My grandfather, Frank Carl Mesle was born in Buffalo, NY on March 18, 1884 and died in Sherrill, NY on August 24, 1964. His parents left Germany three years before his birth. His father, Franz Mesle, died when Frank was 9 years old. His mother, Kate Kirsch Mesle raised 4 children alone.
He had only a limited education when, at age 13, in 1997, he was hired to be an errand boy by Oneida Community, Ltd. It changed his life forever. By age 16 he was a plant foreman. In 1914, when the company moved its headquarters from Niagara Falls to Sherrill, NY, Frank was one of many employees making that move. In 1915, my grandparents moved into their house, just up the hill from the plant, where they lived until their deaths.
Because our “cousins trip” to New York was focused on family history, Sherrill was one of our primary destinations. All the cousins remember happy visits to Sherrill, wandering the streets in and around their home at 166 Willow. We visited again in July, 2012. The house looked the same as it looked on my last visit 50 years ago.
Frank was a pioneer in electroplating processes that revolutionized the production (and quality) of silver-plating. Ultimately, he rose to the position of Superintendent of the Plating Department. He directed silver plating of artillery shells in World War I and the silver plating of aircraft bearings in World War II. He served as Editor of The Monthly Review and in 1926 became President of the American Electroplaters’ Society. He received the Society’s Founder’s Gold Medal in 1929, 1938, 1940 and 1943. He received the key to the city of Toronto, Canada, during an international conference of electroplaters.
For many years Oneida, Ltd. was a major producer of high quality silver plate flat ware. Ultimately, it became unable to compete with foreign products. My grandfather had a significant role in the company’s successes and would have grieved the company’s losses.
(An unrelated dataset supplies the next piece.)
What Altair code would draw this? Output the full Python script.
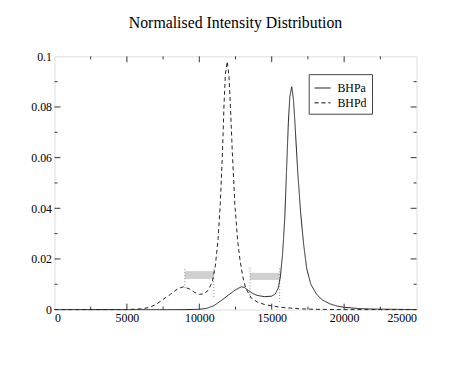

The company was good to granddad and he was good for the company. When Sherrill became a self-governing city in 1916, he was elected to Sherrill’s original governing Commission. In 1917 he was elected a member of the Board of Education of Sherrill’s public schools. He was President of the PTA, Superintendent of Schools, Counselor to Boy Scouts and a member of the Library Board. He was a charter member of Sherrill’s chapter of the Masonic Order and an ordained minister. He was recognized in the American Men of Science and Who’s Who in American. He was given the key to the city of Toronto, Canada and was featured in the “Leader’s in the Industry” edition of the Journal of the American Electroplaters’ Society. He never spoke of these accomplishments.
The above is really just statistical information about a man. What matters more to me are the factors that shaped the family we are today. My visit to Sherrill gave me some insight. When we toured the Community’s Mansion House, the Curator of the Mansion House, described the values of the Oneida Community in words I remember vividly as the morality lessons and beliefs I learned as a childhood. Granddad joined Oneida, Ltd. just 16 years after the end of the utopian experiment. By then the radical ideas of the community were in the past. The commitment to working toward perfection on earth continued. The company–and my granddad–tried to create an environment that provided a high quality of life for the Sherrill community. If unable to achieve perfection, perhaps, however briefly, they created their own “Camelot”.
Oneida Ltd’s values, and my grandparents’ values, focused on religion, academic achievement, commitment to healthy living, love of music and the arts, hard work and the equality of the sexes. My grandparents’ early letters evidenced their belief in the equality of the sexes. Granddad’s commitment to education resulted in his educating himself as an adult so that he became widely recognized as a scientist and chemical engineer.
The utopian community emphasized that members of the community, and the company, should share the successes and failures of the community. Oneida, Ltd. embraced this concept by insisting that top management share financial successes and hardships with laborers; taking pay cuts during economic downturns and receiving salary increases only when workers received them as well. My father still advocates that during economic downturns companies should share available work so all employees will keep a portion of their income.
In supporting the community, Oneida, Ltd. contributed significant resources to develop a park, school, tennis courts, and recreational activities. The company even created a “swimming hole” in the stream so kids would have a place to swim. It is still there today, less than a block from our family home.
The values of the community formed the essential elements of my father’s and my grandparents lives. They dedicated their lives to community, God, and family. Granddad served on the boards that provided for Sherrill what the Utopian community believed were essential prerequisites of a “perfect” life. My grandmother, Mary Lewis Mesle, was also active in the community, was a prolific writer and correspondent and was, like her father before her, active in temperance organizations. My dad shares all those goals and traits.
The Oneida Community’s utopian experiment ended just 16 years before my grandparents joined the company established by its former members. As we drove through Sherrill I was overwhelmed with the understanding that the best values established by a utopian community in the mid-1800’s continue to influence the lives and personalities of the people of Sherrill and my own family. I am grateful for it.
An incredible history, aye? We came away from this visit with the very same impressions, but I thank you for remembering all the details so much better than I do. And I especially like the picture of the water fall.